• _DIRECTION_
Retype, please, the listing from its opening line through the line that contains "import * as d3 from 'd3'", both included, without the pictures.

• _STORED DATA_
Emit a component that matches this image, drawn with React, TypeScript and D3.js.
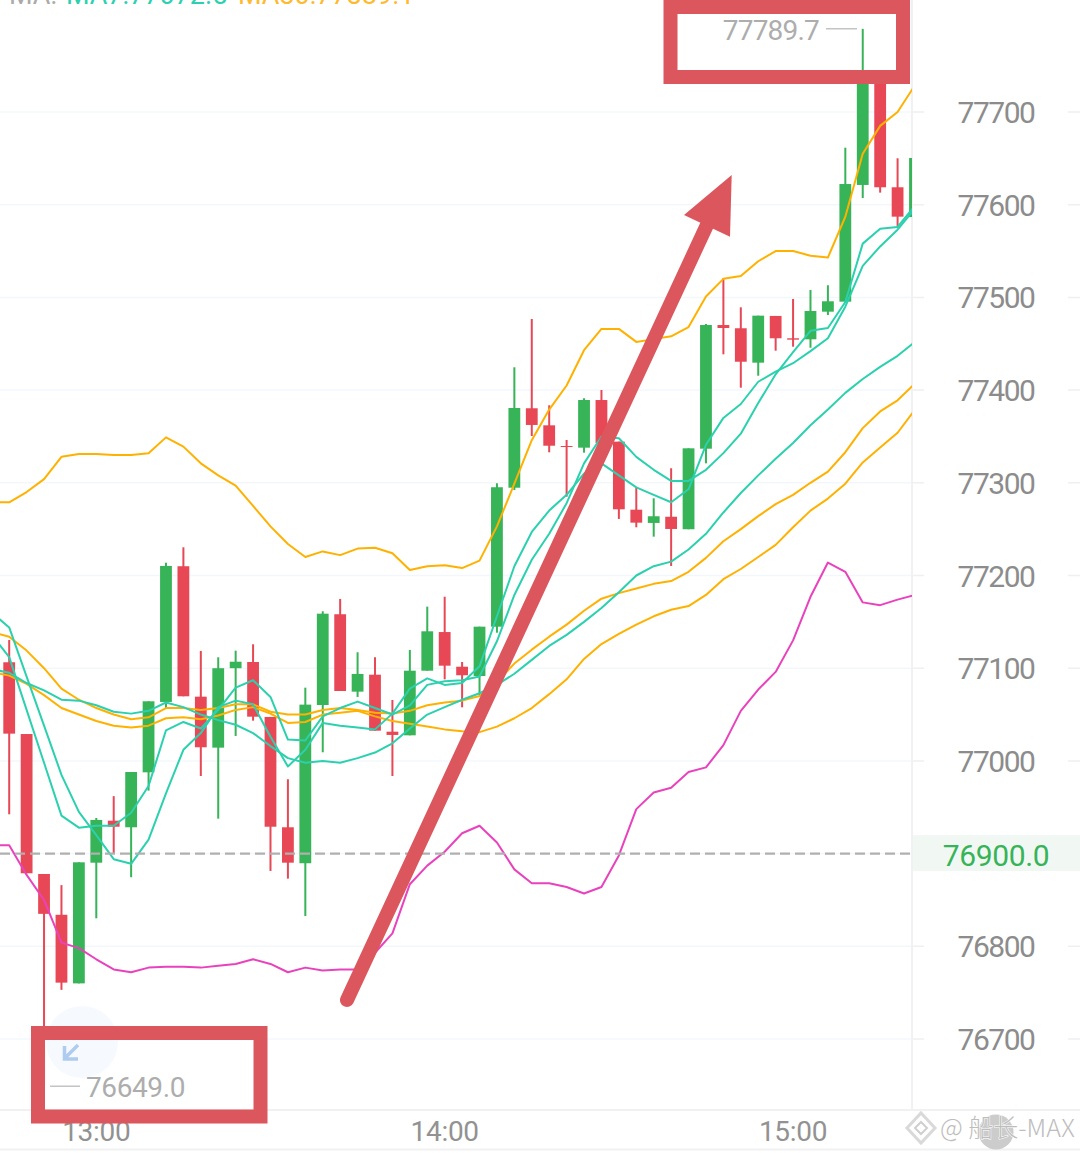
import { useEffect, useRef } from 'react'
import * as d3 from 'd3'

const opens = [77106.4, 77029, 76878, 76834, 76760, 76890.2, 76935.5, 76928.4, 76987.7, 77063.6, 77210, 77069.3, 77014.3, 77100, 77106.7, 77047.4, 76928.4, 76889.6, 77060.3, 77158.2, 77074.7, 77093, 77031.5, 77027.6, 77097.3, 77139, 77101.6, 77091.6, 77144.8, 77294.7, 77380.4, 77362, 77339.7, 77337.9, 77389.3, 77344.4, 77271, 77256.7, 77263.4, 77249.9, 77336.8, 77470.2, 77466.7, 77429.6, 77480, 77455.9, 77454.8, 77484.6, 77495.4, 77621.3, 77735, 77618.8, 77586.7]
const closes = [77029.4, 76878.8, 76835, 76760.8, 76890.6, 76936.3, 76929, 76988, 77064.3, 77210.3, 77069.7, 77014.7, 77100, 77107, 77047.7, 76929, 76890.2, 77060.7, 77158.8, 77075.4, 77093.8, 77032.6, 77028, 77097.3, 77139.8, 77102.7, 77092.4, 77144.8, 77295.2, 77380.7, 77362.4, 77340, 77338.6, 77389.3, 77343, 77271.4, 77257, 77263.9, 77250.2, 77337.2, 77470.2, 77467, 77430.6, 77480.3, 77455.9, 77454.4, 77485.3, 77495.8, 77622.3, 77735, 77618.8, 77587.1, 77650.4]
const highs = [77130.4, 77029, 76878, 76866, 76890.6, 76938.4, 76962, 76988, 77064.3, 77213.8, 77230.4, 77118.6, 77111.8, 77118.9, 77125.8, 77047.4, 76980.2, 77079, 77161.4, 77174.7, 77117.2, 77111.8, 77065.7, 77119.7, 77166.4, 77177.1, 77106.7, 77144.8, 77299.5, 77424.6, 77476.7, 77383.6, 77346.2, 77391.2, 77400.1, 77344.4, 77295.2, 77283.3, 77315.7, 77337.2, 77471.3, 77520.6, 77489.3, 77480.3, 77480, 77498.3, 77508, 77513.1, 77661.5, 77789.7, 77735, 77650.1, 77650.4]
const lows = [76942.4, 76878.8, 76649, 76753, 76760, 76830.2, 76900.7, 76874.5, 76967.9, 77057, 77069.7, 76983.7, 76937.7, 77026.9, 77043.4, 76881.3, 76873, 76832.7, 77009.3, 77075.4, 77069, 77032.6, 76983.7, 77027.6, 77097.3, 77088, 77057.8, 77071, 77138.3, 77292.2, 77350.5, 77332.9, 77285, 77332.5, 77343, 77261, 77252, 77241.9, 77210.3, 77249.9, 77321, 77438.6, 77402.6, 77415.5, 77442.5, 77446.8, 77445.7, 77481, 77495.4, 77607.2, 77613, 77576.3, 77586.7]

// line series start one slot left of the first candle, off the screen
const maFastA = [77160, 77144, 77091, 77038, 76985, 76945, 76920, 76894, 76889, 76915, 76965, 77012, 77030, 77058, 77065, 77061, 77026, 76994, 77012, 77041, 77038, 77036, 77034, 77051, 77078, 77089, 77082, 77084, 77102, 77156, 77210, 77247, 77270, 77287, 77310, 77321, 77308, 77295, 77287, 77279, 77293, 77341, 77370, 77385, 77409, 77420, 77429, 77442, 77456, 77490, 77534, 77555, 77573, 77596]
const maFastB = [77136, 77112, 77055, 76998, 76941, 76928, 76930, 76930, 76944, 76973, 77033, 77042, 77035, 77055, 77079, 77087, 77069, 77023, 77022, 77048, 77057, 77064, 77057, 77050, 77060, 77082, 77086, 77087, 77091, 77129, 77179, 77217, 77245, 77278, 77321, 77350, 77348, 77328, 77314, 77302, 77302, 77314, 77332, 77353, 77386, 77417, 77441, 77464, 77467, 77495, 77558, 77574, 77576, 77599]
const maSlow = [77099, 77095, 77084, 77076, 77066, 77065, 77060, 77053, 77051, 77054, 77063, 77058, 77050, 77044, 77039, 77030, 77016, 77003, 76998, 77000, 76998, 77003, 77009, 77019, 77035, 77050, 77058, 77066, 77073, 77082, 77094, 77109, 77124, 77136, 77150, 77165, 77182, 77200, 77210, 77215, 77228, 77245, 77268, 77289, 77308, 77326, 77343, 77362, 77379, 77397, 77412, 77425, 77437, 77452]
const bandUpper = [77279, 77279, 77290, 77304, 77328, 77331, 77331, 77330, 77330, 77332, 77349, 77339, 77321, 77308, 77297, 77275, 77253, 77234, 77220, 77226, 77222, 77229, 77230, 77224, 77206, 77210, 77211, 77208, 77216, 77253, 77299, 77346, 77379, 77405, 77443, 77466, 77466, 77452, 77455, 77458, 77468, 77501, 77520, 77523, 77539, 77550, 77550, 77545, 77543, 77587, 77655, 77685, 77700, 77729]
const midOrangeA = [77139, 77134, 77119, 77100, 77078, 77066, 77057, 77050, 77045, 77047, 77057, 77057, 77055, 77057, 77061, 77061, 77053, 77050, 77050, 77055, 77057, 77055, 77052, 77051, 77054, 77060, 77063, 77065, 77070, 77085, 77105, 77120, 77134, 77147, 77162, 77175, 77181, 77186, 77191, 77194, 77204, 77219, 77237, 77250, 77264, 77277, 77287, 77300, 77312, 77333, 77359, 77377, 77389, 77407]
const midOrangeB = [77096, 77092, 77083, 77071, 77057, 77050, 77043, 77038, 77036, 77038, 77046, 77047, 77045, 77049, 77055, 77058, 77051, 77041, 77042, 77050, 77052, 77054, 77048, 77043, 77040, 77037, 77034, 77032, 77031, 77037, 77046, 77057, 77072, 77088, 77110, 77126, 77137, 77147, 77156, 77163, 77167, 77179, 77196, 77207, 77220, 77233, 77252, 77270, 77283, 77299, 77322, 77338, 77354, 77379]
const bandLower = [76909, 76909, 76877, 76850, 76804, 76798, 76786, 76775, 76772, 76777, 76778, 76778, 76777, 76779, 76781, 76786, 76781, 76772, 76777, 76774, 76775, 76775, 76793, 76814, 76867, 76887, 76902, 76922, 76930, 76912, 76883, 76868, 76868, 76864, 76857, 76864, 76898, 76948, 76966, 76971, 76988, 76993, 77017, 77054, 77077, 77096, 77130, 77177, 77214, 77204, 77171, 77168, 77174, 77179]

const priceTicks = [77700, 77600, 77500, 77400, 77300, 77200, 77100, 77000, 76800, 76700]
const gridPrices = [77700, 77600, 77500, 77400, 77300, 77200, 77100, 77000, 76900, 76800, 76700]
const timeLabels = ['13:00', '14:00', '15:00']
const timeSlots = [5, 25, 45]
const lastPrice = 76900
const maxPrice = 77789.7
const minPrice = 76649

const GREEN = '#37b358'
const RED = '#e84855'
const TEAL = '#2bd1ae'
const ORANGE = '#ffb100'
const PINK = '#e942bd'
const MARK = '#dc575d'
const FONT = 'Roboto, sans-serif'

const WIDTH = 1080
const HEIGHT = 1153
const PLOT_RIGHT = 912
const AXIS_BOTTOM = 1110

const App = () => {
  const ref = useRef<SVGSVGElement>(null)

  useEffect(() => {
    const svg = d3.select(ref.current as SVGSVGElement)
    svg.selectAll('*').remove()

    const x = d3.scaleLinear().domain([0, 52]).range([9.2, 915])
    const y = d3.scaleLinear().domain([76700, 77700]).range([1039, 112])

    svg
      .append('clipPath')
      .attr('id', 'plot')
      .append('rect')
      .attr('width', PLOT_RIGHT)
      .attr('height', AXIS_BOTTOM)

    // header, cut by the top of the crop as in the screenshot
    const header = svg
      .append('text')
      .attr('y', 4)
      .attr('font-family', FONT)
      .attr('font-size', 27)
      .attr('font-weight', 400)
    header.append('tspan').attr('x', 9).attr('fill', '#aaaaaa').text('MA:')
    header.append('tspan').attr('x', 66).attr('fill', TEAL).text('MA7:77072.5')
    header.append('tspan').attr('x', 238).attr('fill', '#ffb92e').text('MA30:77389.1')

    // grid
    svg
      .append('g')
      .selectAll('line')
      .data(gridPrices)
      .join('line')
      .attr('x1', 0)
      .attr('x2', PLOT_RIGHT)
      .attr('y1', (d) => y(d))
      .attr('y2', (d) => y(d))
      .attr('stroke', '#f3f7fc')
      .attr('stroke-width', 1.5)

    svg
      .append('g')
      .selectAll('path')
      .data(priceTicks)
      .join('path')
      .attr('d', (d) => `M912,${y(d)}H924M1068,${y(d)}H1080`)
      .attr('stroke', '#f0f0f2')
      .attr('stroke-width', 1.5)

    svg
      .append('line')
      .attr('x1', PLOT_RIGHT)
      .attr('x2', PLOT_RIGHT)
      .attr('y1', 0)
      .attr('y2', AXIS_BOTTOM)
      .attr('stroke', '#f1f1f3')
      .attr('stroke-width', 2)

    svg
      .append('path')
      .attr('d', `M0,${AXIS_BOTTOM}H${WIDTH}M0,1149.5H${WIDTH}`)
      .attr('stroke', '#f1f1f3')
      .attr('stroke-width', 2)

    // price axis
    svg
      .append('g')
      .selectAll('text')
      .data(priceTicks)
      .join('text')
      .attr('x', 996)
      .attr('y', (d) => y(d) + 11)
      .attr('text-anchor', 'middle')
      .attr('font-family', FONT)
      .attr('font-size', 30)
      .attr('font-weight', 400)
      .attr('letter-spacing', -1.5)
      .attr('fill', '#8c8c8c')
      .text((d) => d)

    // time axis
    svg
      .append('g')
      .selectAll('text')
      .data(timeLabels)
      .join('text')
      .attr('x', (_, i) => x(timeSlots[i]))
      .attr('y', 1141)
      .attr('text-anchor', 'middle')
      .attr('font-family', FONT)
      .attr('font-size', 28)
      .attr('font-weight', 400)
      .attr('letter-spacing', -0.3)
      .attr('fill', '#929292')
      .text((d) => d)

    const plot = svg.append('g').attr('clip-path', 'url(#plot)')

    // candles
    const candles = plot
      .selectAll('g')
      .data(opens.map((_, i) => i))
      .join('g')
      .attr('fill', (i) => (closes[i] >= opens[i] ? GREEN : RED))

    candles
      .append('rect')
      .attr('x', (i) => x(i) - 1)
      .attr('width', 2)
      .attr('y', (i) => y(highs[i]))
      .attr('height', (i) => y(lows[i]) - y(highs[i]))

    candles
      .append('rect')
      .attr('x', (i) => x(i) - 5.9)
      .attr('width', 11.8)
      .attr('y', (i) => y(Math.max(opens[i], closes[i])))
      .attr('height', (i) => Math.abs(y(opens[i]) - y(closes[i])))

    // moving averages and bands
    const path = d3
      .line<number>()
      .x((_, i) => x(i - 1))
      .y((d) => y(d))

    const series: [number[], string][] = [
      [bandLower, PINK],
      [bandUpper, ORANGE],
      [midOrangeA, ORANGE],
      [midOrangeB, ORANGE],
      [maSlow, TEAL],
      [maFastB, TEAL],
      [maFastA, TEAL],
    ]

    plot
      .append('g')
      .selectAll('path')
      .data(series)
      .join('path')
      .attr('d', (d) => path(d[0]))
      .attr('fill', 'none')
      .attr('stroke', (d) => d[1])
      .attr('stroke-width', 2)
      .attr('stroke-linejoin', 'round')

    // last price
    plot
      .append('line')
      .attr('x1', 0)
      .attr('x2', PLOT_RIGHT)
      .attr('y1', y(lastPrice))
      .attr('y2', y(lastPrice))
      .attr('stroke', '#b0b0b0')
      .attr('stroke-width', 2.2)
      .attr('stroke-dasharray', '10 5')

    svg
      .append('rect')
      .attr('x', PLOT_RIGHT + 1)
      .attr('y', y(lastPrice) - 18.5)
      .attr('width', WIDTH - PLOT_RIGHT)
      .attr('height', 36)
      .attr('fill', '#f1f8f4')

    svg
      .append('text')
      .attr('x', 996)
      .attr('y', y(lastPrice) + 12)
      .attr('text-anchor', 'middle')
      .attr('font-family', FONT)
      .attr('font-size', 30)
      .attr('font-weight', 400)
      .attr('letter-spacing', -0.4)
      .attr('fill', GREEN)
      .text(lastPrice.toFixed(1))

    // back-to-now button
    svg
      .append('circle')
      .attr('cx', 82)
      .attr('cy', 1042)
      .attr('r', 36)
      .attr('fill', '#f6f9fe')

    svg
      .append('path')
      .attr('d', 'M78,1045L66,1057M64.5,1046V1059H78')
      .attr('fill', 'none')
      .attr('stroke', '#aecbf0')
      .attr('stroke-width', 3.5)

    // high and low callouts
    svg
      .append('path')
      .attr('d', `M826,${y(maxPrice)}H857M50,${y(minPrice)}H80`)
      .attr('stroke', '#c4c4c4')
      .attr('stroke-width', 1.5)

    svg
      .append('text')
      .attr('x', 819)
      .attr('y', 40)
      .attr('text-anchor', 'end')
      .attr('font-family', FONT)
      .attr('font-size', 28)
      .attr('font-weight', 400)
      .attr('letter-spacing', -0.8)
      .attr('fill', '#adadad')
      .text(maxPrice.toFixed(1))

    svg
      .append('text')
      .attr('x', 86)
      .attr('y', 1097)
      .attr('font-family', FONT)
      .attr('font-size', 28)
      .attr('font-weight', 400)
      .attr('letter-spacing', -0.4)
      .attr('fill', '#adadad')
      .text(minPrice.toFixed(1))

    // hand-drawn annotations
    const marks = svg.append('g')
    marks
      .append('rect')
      .attr('x', 670.5)
      .attr('y', 7)
      .attr('width', 232.5)
      .attr('height', 70)
      .attr('fill', 'none')
      .attr('stroke', MARK)
      .attr('stroke-width', 14)
    marks
      .append('rect')
      .attr('x', 38)
      .attr('y', 1033)
      .attr('width', 222.5)
      .attr('height', 83.5)
      .attr('fill', 'none')
      .attr('stroke', MARK)
      .attr('stroke-width', 14)
    marks
      .append('line')
      .attr('x1', 347)
      .attr('y1', 1000)
      .attr('x2', 706.5)
      .attr('y2', 226)
      .attr('stroke', MARK)
      .attr('stroke-width', 14)
      .attr('stroke-linecap', 'round')
    marks
      .append('path')
      .attr('d', 'M731.7,175L684,215L730,236.7Z')
      .attr('fill', MARK)

    // watermark
    const wm = svg.append('g')
    wm.append('circle').attr('cx', 996).attr('cy', 1132).attr('r', 17.5).attr('fill', '#cccccc')
    wm.append('path')
      .attr('d', 'M921,1113L935,1128L921,1143L907,1128Z')
      .attr('fill', '#ffffff')
      .attr('stroke', '#d9d9d9')
      .attr('stroke-width', 3)
    wm.append('path')
      .attr('d', 'M921,1122L927,1128L921,1134L915,1128Z')
      .attr('fill', '#ffffff')
      .attr('stroke', '#cfcfcf')
      .attr('stroke-width', 2)
    wm.append('text')
      .attr('x', 940)
      .attr('y', 1137)
      .attr('font-family', '"Noto Sans CJK SC", "Noto Sans", sans-serif')
      .attr('font-size', 25)
      .attr('font-weight', 300)
      .attr('fill', '#bdbdbd')
      .attr('stroke', '#ffffff')
      .attr('stroke-width', 1)
      .attr('paint-order', 'stroke')
      .text('@ 船长-MAX')
  }, [])

  return (
    <svg
      ref={ref}
      width={WIDTH}
      height={HEIGHT}
      style={{ position: 'absolute', left: 0, top: 0, background: '#ffffff' }}
    />
  )
}

export default App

• _OUTPUT FOR THIS EXERCISE_
Emit a component that matches this image, drawn with React, TypeScript and D3.js.
import { useEffect, useRef } from 'react'
import * as d3 from 'd3'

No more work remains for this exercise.